If your using a multi-meter, it may be easier to disconnect the blue and yellow wires from the points and connect meter lead to (I think?) yellow for 1.4, the other meter lead to ground (disconnect at bullet connectors into harness, jst follow the wires under clutch cover)
Should have very close to zero resistance with points closed (check meter resistance by touching leads together on Ohms scale)
When points open meter will read infinity OR resistance of condensers
Either way, you will see a difference in reading
 
Basically here's the to do list.


1) set valve clearance as per this: http://www.salocal.com/sohc/tech/vlvadj/vlv.htm
2) set points gaps to .014 at around 90deg of the 1.4 and at 90deg from the 2.3 marks.
3) Making sure the spark plugs are off line and the engine on, use tester light to check for voltage at the f mark.
3a) if not, loosen the back plate and rotate till the light comes on
4) Pray I don't have to take my bike to the mechanic come tomorrow


let me know if I'm missing a step


Thanks!
 
That works.
You set valve clearances though, not valve timing ;)
Watch the intake valves fro 1.4, the intake that goes down then comes up is approaching TDCC
 
to set points gap, rotate the motor until points are fully pen and set the gap. where valves and pistons are, is of no consequence to the gap setting. It's important for timing but not for the gap. Points are open for a long time, so they are really easy to check.

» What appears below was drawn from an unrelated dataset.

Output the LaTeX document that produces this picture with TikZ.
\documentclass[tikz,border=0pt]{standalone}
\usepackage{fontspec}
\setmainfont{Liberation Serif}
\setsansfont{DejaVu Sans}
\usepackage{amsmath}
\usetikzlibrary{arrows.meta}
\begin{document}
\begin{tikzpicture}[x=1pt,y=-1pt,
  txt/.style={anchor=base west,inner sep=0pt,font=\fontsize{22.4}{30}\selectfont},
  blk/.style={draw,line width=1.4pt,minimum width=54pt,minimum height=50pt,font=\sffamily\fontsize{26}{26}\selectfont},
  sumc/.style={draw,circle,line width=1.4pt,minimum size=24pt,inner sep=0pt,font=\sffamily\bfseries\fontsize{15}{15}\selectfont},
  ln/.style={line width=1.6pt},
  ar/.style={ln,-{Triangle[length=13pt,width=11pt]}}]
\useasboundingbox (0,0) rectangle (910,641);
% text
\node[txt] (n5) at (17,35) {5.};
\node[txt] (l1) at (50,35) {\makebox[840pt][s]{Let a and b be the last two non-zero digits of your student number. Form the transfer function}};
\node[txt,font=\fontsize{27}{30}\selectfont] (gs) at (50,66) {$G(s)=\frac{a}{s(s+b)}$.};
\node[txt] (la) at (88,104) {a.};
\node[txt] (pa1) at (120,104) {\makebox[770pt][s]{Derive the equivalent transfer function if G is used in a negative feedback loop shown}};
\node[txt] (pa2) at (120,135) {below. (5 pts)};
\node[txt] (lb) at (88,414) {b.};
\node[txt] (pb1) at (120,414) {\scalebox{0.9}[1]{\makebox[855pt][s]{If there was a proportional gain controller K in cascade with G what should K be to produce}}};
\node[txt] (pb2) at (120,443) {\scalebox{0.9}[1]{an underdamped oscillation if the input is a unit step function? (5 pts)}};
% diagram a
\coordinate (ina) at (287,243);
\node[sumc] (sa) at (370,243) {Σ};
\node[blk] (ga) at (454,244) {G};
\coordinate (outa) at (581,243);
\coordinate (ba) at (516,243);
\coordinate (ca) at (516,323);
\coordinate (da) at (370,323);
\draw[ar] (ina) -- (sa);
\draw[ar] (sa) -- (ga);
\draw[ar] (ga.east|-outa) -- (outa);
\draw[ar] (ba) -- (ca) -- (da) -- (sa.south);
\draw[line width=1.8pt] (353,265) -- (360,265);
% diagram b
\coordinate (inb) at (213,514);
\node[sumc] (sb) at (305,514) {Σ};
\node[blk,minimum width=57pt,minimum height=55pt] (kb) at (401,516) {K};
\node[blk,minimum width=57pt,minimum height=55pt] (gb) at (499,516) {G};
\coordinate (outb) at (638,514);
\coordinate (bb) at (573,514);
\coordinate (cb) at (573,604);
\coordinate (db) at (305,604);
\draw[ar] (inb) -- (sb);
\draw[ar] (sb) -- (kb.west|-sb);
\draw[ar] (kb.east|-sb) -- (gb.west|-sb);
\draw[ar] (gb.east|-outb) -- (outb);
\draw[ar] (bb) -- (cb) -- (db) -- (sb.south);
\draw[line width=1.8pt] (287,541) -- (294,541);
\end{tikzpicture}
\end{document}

If the points are replaced, there is no way that the timing is right (well there's an extremely low probability at least).

Set gap
Set timing on one set (1.4)
Check timing on second pair and adjust points on the backing plate to get that second pair spot on too. You will notice that one pair of points is fixed on the backing plate and the other set sits on its own small plate which allows timing to be adjusted.
 
Doesn't really sound all that different. I think those cb350 video instructions, while differing on a couple of key points, (like where the marks are,) is still a pretty good tutorial on how to set up an ignition system with two sets of points.
 
So I adjusted the points but didn't get to the valve lash. I opened the caps and my knees trembled. I need to read up on that more.
Getting back to the points (pun intended), I wasn't able to time for the light to come on at the F mark. I ran out of plate rotation. It's firing before the 1.4 mark so well advance. Is that due to improper valve lash?


Changed all the plugs - the middle two was a biatch but got it done. Rode the bike to work even with the advance timing and it felt great, idled great and throttle response was great too. knock on wood cause I still have to ride it back home.


another question: I read the feet of the points have to be greased - any particular grease?


Thanks for all the help
 
Valve lash does not affect timing. It's just part of a routine tune up.

If the timing is advanced out of adjustment range, your point gap might be too large.

I use a dab of hi-temp moly grease. It's the same stuff that I use for brake caliper sliders.